__Task brief__
Give back only the lines from the one that contains "Recreate this image" through the one that contains "var chart = echarts.init(document.getElementById('chart'));", word for word and without images.

***** Supplied material

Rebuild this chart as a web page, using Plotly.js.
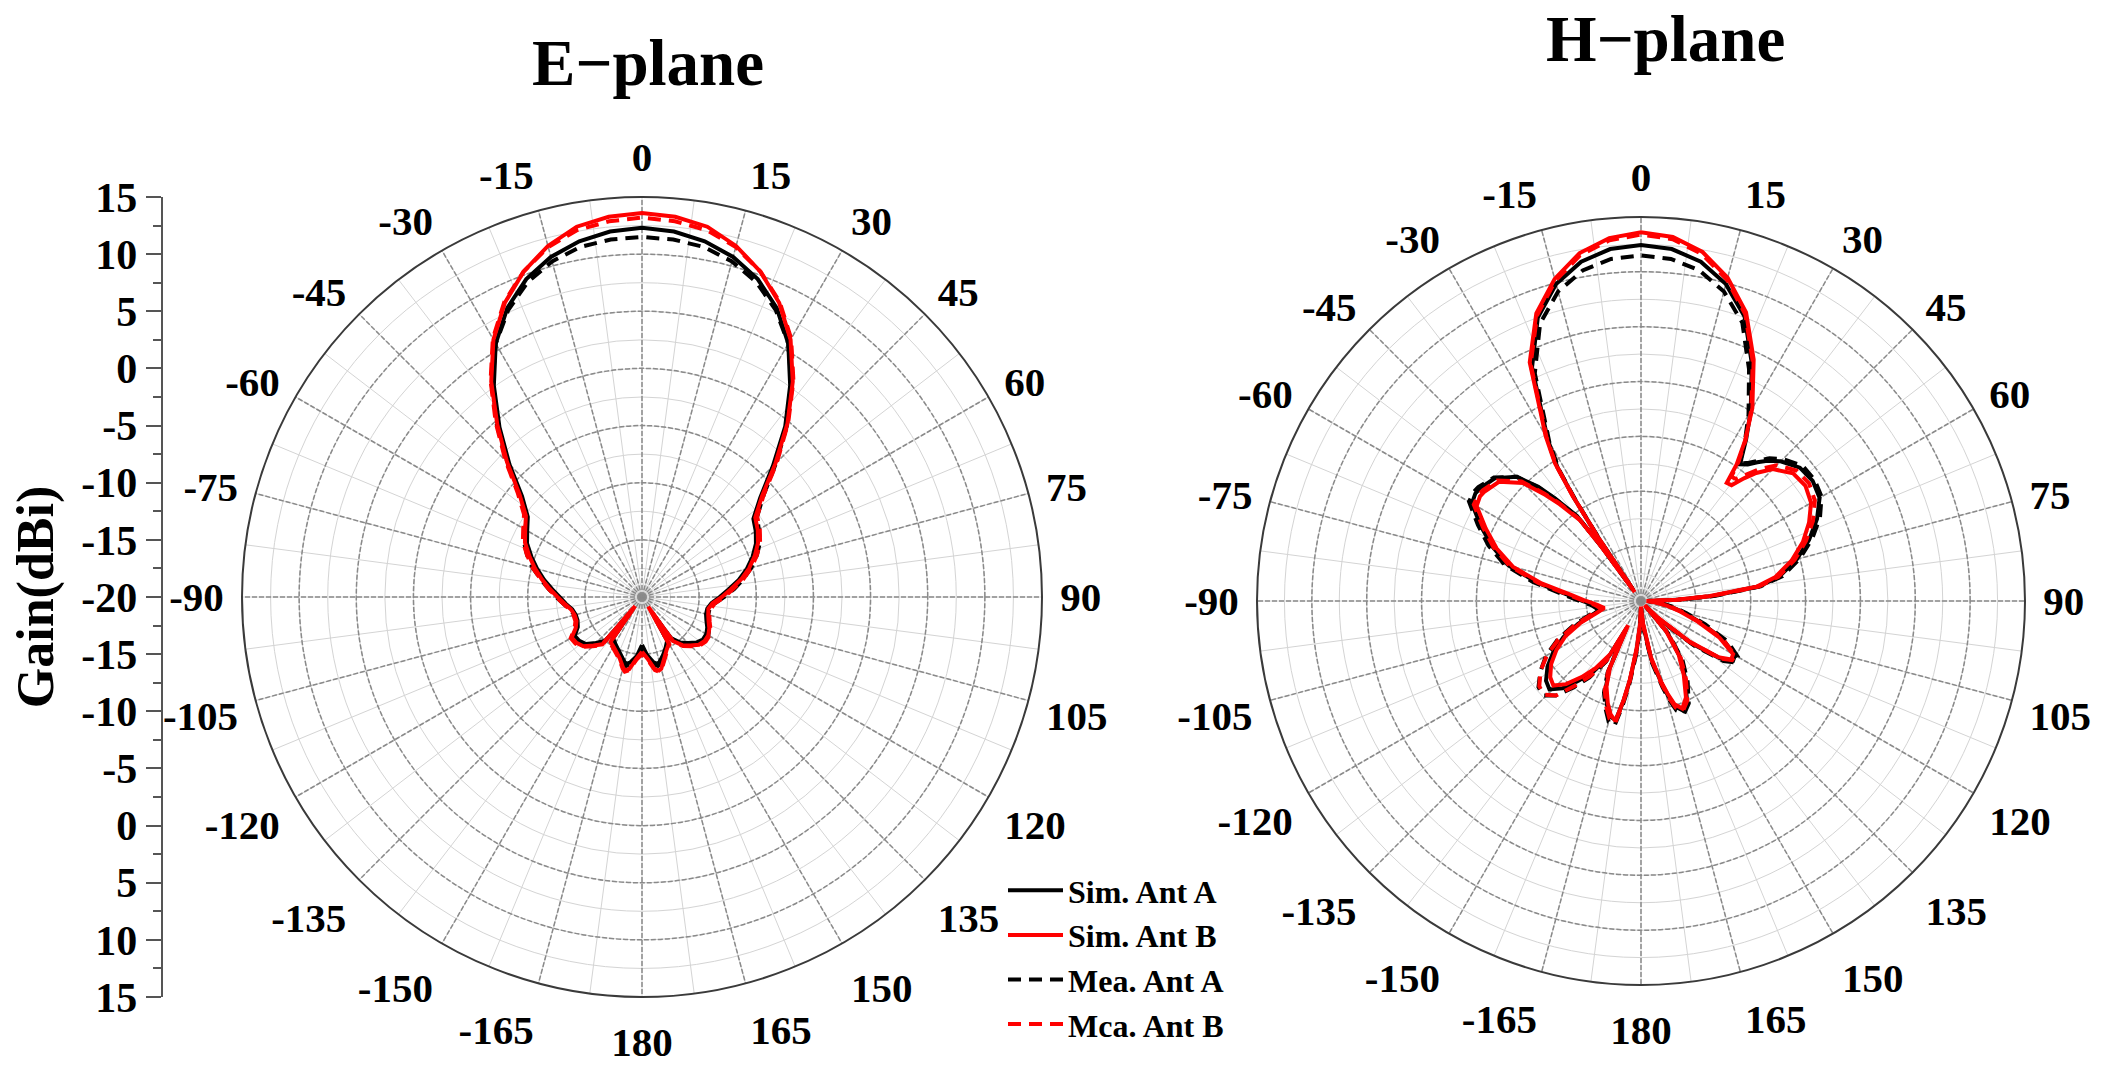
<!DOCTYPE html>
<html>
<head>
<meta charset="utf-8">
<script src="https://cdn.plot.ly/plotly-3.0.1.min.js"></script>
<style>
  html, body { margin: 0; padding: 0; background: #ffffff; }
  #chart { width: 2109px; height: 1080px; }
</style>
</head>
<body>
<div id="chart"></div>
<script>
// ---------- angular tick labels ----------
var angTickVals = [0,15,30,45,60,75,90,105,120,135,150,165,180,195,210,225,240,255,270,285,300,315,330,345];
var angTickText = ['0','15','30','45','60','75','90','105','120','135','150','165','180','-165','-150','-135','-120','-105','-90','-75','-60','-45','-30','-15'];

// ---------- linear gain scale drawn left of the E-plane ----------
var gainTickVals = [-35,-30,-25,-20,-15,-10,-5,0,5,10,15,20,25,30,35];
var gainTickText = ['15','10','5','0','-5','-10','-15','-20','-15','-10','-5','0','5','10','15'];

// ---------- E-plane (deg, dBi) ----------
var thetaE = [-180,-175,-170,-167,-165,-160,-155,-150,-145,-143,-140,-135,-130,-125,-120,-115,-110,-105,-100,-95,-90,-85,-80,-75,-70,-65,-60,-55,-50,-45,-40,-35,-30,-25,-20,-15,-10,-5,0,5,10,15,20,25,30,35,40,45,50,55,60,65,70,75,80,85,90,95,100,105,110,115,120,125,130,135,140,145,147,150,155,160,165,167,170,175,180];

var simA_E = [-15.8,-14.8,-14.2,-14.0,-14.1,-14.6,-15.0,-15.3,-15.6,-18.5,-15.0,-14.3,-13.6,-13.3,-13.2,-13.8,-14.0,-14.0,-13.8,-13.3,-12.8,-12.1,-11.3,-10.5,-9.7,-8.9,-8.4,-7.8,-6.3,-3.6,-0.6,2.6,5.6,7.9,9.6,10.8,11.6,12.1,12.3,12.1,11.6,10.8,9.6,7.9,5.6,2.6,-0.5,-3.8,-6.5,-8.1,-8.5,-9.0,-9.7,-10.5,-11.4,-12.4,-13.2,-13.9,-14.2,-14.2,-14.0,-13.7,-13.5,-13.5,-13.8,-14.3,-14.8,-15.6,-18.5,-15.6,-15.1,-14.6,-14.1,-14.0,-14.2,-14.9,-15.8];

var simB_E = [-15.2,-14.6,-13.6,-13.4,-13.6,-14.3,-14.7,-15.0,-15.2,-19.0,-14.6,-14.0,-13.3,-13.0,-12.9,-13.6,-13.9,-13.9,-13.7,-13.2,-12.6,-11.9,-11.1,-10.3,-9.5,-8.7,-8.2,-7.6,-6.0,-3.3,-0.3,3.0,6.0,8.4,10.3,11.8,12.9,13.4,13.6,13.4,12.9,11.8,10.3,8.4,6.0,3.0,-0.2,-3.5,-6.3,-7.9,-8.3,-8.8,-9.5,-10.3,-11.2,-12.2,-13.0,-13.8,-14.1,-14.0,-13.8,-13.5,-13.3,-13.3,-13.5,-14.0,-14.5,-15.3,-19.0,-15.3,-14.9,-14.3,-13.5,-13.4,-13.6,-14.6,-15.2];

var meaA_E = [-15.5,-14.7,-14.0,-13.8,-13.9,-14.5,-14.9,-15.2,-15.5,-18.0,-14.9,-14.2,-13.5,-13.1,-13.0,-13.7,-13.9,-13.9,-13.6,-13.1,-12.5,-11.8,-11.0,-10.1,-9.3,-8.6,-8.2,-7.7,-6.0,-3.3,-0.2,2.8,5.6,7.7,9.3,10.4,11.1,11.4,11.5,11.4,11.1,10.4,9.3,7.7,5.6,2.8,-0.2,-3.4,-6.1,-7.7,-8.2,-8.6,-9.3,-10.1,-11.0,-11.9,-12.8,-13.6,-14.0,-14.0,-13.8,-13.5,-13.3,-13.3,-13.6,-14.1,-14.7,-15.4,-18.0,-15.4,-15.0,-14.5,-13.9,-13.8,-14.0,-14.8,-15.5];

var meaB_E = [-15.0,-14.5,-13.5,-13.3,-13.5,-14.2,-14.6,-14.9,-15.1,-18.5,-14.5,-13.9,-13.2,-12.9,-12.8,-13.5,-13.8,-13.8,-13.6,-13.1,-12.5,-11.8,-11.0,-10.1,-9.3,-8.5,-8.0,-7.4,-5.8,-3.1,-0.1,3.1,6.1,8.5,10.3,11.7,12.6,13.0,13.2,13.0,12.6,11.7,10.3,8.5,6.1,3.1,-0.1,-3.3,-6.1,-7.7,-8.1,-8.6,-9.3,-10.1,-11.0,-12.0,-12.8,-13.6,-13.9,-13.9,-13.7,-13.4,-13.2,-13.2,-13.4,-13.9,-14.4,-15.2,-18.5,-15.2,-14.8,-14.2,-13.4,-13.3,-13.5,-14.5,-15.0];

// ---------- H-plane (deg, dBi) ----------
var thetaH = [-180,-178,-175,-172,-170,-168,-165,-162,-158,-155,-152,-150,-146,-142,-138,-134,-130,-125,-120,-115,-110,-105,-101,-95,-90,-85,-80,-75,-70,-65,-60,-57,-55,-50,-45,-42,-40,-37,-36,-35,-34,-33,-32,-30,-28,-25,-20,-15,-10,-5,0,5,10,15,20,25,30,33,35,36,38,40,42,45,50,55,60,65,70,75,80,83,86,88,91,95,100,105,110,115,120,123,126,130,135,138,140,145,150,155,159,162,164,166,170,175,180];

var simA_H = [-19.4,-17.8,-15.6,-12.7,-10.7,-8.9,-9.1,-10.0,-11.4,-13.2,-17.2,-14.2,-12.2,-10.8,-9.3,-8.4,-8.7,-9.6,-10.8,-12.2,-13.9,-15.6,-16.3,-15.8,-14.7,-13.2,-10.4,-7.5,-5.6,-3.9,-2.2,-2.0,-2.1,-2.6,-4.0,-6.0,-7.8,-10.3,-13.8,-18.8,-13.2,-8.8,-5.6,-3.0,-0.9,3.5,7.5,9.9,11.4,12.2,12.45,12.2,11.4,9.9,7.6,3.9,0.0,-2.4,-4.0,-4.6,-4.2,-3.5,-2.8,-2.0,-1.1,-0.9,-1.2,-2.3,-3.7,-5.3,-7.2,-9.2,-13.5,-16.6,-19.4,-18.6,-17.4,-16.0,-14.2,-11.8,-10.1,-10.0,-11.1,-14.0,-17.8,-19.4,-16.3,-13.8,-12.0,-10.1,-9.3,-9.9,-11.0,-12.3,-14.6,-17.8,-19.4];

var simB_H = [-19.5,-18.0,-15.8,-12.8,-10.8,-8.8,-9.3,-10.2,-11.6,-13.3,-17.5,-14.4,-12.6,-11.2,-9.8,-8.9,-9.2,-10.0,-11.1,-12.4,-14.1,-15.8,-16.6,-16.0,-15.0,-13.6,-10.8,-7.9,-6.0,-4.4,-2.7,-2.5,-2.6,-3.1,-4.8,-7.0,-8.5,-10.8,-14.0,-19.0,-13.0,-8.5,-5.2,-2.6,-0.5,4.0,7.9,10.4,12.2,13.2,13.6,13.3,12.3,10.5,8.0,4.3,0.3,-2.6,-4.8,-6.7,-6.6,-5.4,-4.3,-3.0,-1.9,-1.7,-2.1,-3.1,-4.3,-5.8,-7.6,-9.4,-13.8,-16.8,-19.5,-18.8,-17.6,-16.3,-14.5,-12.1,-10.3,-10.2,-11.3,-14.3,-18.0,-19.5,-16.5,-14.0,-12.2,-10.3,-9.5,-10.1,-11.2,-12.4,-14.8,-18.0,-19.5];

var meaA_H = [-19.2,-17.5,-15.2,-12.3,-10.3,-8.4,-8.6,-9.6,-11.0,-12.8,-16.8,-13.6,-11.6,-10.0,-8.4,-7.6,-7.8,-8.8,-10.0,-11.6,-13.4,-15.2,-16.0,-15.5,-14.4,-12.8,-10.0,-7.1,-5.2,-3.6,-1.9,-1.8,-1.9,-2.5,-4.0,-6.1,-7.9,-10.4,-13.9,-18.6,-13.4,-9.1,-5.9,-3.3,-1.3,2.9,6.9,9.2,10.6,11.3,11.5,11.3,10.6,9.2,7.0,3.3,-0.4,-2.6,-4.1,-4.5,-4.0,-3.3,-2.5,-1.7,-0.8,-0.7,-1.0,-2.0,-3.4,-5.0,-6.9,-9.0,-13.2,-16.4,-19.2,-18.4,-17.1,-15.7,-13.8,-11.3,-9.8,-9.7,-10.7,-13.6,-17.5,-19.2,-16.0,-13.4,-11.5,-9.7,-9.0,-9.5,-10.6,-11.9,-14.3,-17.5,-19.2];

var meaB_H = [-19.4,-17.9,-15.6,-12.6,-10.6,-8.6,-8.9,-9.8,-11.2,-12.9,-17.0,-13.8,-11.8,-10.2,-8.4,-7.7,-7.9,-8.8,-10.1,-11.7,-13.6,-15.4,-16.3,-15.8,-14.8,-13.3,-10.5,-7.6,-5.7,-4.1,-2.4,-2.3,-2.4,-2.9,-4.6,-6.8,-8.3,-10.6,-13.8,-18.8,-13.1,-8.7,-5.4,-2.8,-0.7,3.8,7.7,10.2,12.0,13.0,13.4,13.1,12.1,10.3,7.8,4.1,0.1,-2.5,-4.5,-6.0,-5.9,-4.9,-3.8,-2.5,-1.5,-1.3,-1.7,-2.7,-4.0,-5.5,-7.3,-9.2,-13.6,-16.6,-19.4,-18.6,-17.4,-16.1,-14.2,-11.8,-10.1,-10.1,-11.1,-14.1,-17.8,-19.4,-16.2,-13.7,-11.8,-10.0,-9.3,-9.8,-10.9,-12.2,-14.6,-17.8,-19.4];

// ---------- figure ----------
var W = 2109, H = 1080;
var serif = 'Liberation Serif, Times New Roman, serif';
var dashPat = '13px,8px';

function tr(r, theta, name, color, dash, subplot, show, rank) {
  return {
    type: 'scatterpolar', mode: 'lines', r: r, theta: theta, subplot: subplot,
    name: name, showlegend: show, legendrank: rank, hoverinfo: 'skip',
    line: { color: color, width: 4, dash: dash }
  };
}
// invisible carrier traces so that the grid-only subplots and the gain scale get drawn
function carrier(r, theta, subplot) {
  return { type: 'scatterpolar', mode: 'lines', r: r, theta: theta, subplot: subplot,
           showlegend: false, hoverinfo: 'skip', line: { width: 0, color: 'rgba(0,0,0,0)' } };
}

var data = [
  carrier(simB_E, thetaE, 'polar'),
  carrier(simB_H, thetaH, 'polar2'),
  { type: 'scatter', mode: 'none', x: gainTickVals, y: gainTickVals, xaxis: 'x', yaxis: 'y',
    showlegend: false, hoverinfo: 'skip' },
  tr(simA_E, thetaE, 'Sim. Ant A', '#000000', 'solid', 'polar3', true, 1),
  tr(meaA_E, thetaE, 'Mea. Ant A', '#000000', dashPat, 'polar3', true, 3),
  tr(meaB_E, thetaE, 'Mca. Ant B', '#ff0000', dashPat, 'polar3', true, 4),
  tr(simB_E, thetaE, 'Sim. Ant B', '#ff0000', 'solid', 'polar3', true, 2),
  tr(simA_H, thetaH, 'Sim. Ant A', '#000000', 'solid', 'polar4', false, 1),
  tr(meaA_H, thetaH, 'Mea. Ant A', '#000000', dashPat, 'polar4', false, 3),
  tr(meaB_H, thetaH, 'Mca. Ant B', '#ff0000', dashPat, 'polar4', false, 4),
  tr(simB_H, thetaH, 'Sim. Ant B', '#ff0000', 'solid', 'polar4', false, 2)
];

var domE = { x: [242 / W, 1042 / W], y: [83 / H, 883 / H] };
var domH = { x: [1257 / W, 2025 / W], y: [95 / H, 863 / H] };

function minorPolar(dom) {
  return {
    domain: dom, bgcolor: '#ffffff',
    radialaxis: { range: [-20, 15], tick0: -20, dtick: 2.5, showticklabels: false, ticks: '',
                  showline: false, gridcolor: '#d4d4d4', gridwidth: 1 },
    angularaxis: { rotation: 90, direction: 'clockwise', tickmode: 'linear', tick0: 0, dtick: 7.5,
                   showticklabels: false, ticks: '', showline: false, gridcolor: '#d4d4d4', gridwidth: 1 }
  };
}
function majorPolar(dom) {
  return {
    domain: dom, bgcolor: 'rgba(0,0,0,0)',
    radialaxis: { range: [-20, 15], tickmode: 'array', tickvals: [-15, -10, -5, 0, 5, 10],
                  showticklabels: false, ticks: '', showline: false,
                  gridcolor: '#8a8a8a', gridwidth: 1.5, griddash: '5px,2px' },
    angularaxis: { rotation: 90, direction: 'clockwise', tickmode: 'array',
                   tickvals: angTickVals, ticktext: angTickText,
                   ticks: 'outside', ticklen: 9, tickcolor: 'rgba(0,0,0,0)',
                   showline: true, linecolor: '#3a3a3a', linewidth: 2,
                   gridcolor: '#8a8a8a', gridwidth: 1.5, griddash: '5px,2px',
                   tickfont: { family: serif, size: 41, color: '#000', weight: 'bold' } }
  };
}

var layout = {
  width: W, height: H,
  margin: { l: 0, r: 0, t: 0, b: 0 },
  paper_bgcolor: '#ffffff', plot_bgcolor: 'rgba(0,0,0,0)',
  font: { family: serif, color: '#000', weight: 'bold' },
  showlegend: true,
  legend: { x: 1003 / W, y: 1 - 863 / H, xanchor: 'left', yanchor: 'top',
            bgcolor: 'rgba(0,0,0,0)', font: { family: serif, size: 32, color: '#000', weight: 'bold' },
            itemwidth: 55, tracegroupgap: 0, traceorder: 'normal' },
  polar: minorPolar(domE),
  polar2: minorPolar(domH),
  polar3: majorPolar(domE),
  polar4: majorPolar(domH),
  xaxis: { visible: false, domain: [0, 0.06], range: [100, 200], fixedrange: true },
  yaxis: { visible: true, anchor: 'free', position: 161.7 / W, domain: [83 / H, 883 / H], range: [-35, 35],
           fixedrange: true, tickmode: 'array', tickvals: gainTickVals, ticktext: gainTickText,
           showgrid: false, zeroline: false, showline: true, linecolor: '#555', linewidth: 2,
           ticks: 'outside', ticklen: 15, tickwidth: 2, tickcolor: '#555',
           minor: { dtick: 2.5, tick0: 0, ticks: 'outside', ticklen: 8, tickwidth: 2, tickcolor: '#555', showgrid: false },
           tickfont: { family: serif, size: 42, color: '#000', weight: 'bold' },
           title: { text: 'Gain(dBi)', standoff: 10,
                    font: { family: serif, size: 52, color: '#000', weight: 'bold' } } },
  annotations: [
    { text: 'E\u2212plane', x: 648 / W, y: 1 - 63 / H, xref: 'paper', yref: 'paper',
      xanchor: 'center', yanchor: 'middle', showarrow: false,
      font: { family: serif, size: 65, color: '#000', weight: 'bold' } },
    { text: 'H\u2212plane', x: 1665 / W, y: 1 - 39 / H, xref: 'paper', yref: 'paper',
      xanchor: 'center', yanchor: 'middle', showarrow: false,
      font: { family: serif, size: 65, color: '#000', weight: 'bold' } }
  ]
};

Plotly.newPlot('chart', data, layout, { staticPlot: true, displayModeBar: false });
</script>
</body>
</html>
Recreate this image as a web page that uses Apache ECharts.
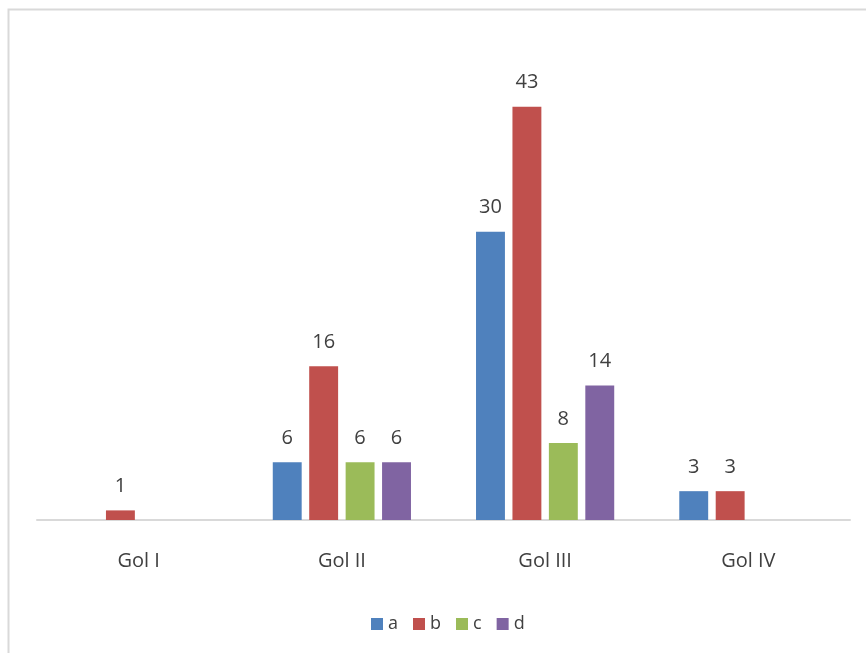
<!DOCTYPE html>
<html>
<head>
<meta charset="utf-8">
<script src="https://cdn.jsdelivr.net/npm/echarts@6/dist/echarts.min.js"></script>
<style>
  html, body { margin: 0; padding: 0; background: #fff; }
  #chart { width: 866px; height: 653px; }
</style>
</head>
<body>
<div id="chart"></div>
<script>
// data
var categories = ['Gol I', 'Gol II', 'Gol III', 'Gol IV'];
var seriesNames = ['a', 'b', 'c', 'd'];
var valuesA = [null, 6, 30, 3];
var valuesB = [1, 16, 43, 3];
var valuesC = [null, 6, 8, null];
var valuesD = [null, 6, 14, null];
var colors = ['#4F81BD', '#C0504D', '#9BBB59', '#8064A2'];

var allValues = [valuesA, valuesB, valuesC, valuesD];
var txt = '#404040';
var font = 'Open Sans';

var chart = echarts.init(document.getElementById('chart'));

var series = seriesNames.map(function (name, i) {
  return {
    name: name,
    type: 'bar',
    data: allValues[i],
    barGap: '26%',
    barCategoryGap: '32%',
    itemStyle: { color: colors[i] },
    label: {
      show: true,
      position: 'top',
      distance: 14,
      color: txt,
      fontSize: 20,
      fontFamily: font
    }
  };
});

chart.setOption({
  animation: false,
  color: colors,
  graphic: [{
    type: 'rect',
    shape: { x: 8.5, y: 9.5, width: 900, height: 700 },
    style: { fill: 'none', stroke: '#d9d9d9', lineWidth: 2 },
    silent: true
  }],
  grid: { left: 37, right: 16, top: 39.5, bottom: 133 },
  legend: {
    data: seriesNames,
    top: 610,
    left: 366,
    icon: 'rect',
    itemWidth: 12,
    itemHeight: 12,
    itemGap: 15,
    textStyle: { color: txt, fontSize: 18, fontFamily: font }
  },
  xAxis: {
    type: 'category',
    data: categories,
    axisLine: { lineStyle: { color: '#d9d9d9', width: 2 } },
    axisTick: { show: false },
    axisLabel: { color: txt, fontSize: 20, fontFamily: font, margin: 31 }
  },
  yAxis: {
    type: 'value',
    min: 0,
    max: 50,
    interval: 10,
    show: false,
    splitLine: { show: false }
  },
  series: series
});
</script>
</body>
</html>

**********

__Result__
Recreate this image as a web page that uses Apache ECharts.
<!DOCTYPE html>
<html>
<head>
<meta charset="utf-8">
<script src="https://cdn.jsdelivr.net/npm/echarts@6/dist/echarts.min.js"></script>
<style>
  html, body { margin: 0; padding: 0; background: #fff; }
  #chart { width: 866px; height: 653px; }
</style>
</head>
<body>
<div id="chart"></div>
<script>
// data
var categories = ['Gol I', 'Gol II', 'Gol III', 'Gol IV'];
var seriesNames = ['a', 'b', 'c', 'd'];
var valuesA = [null, 6, 30, 3];
var valuesB = [1, 16, 43, 3];
var valuesC = [null, 6, 8, null];
var valuesD = [null, 6, 14, null];
var colors = ['#4F81BD', '#C0504D', '#9BBB59', '#8064A2'];

var allValues = [valuesA, valuesB, valuesC, valuesD];
var txt = '#404040';
var font = 'Open Sans';

var chart = echarts.init(document.getElementById('chart'));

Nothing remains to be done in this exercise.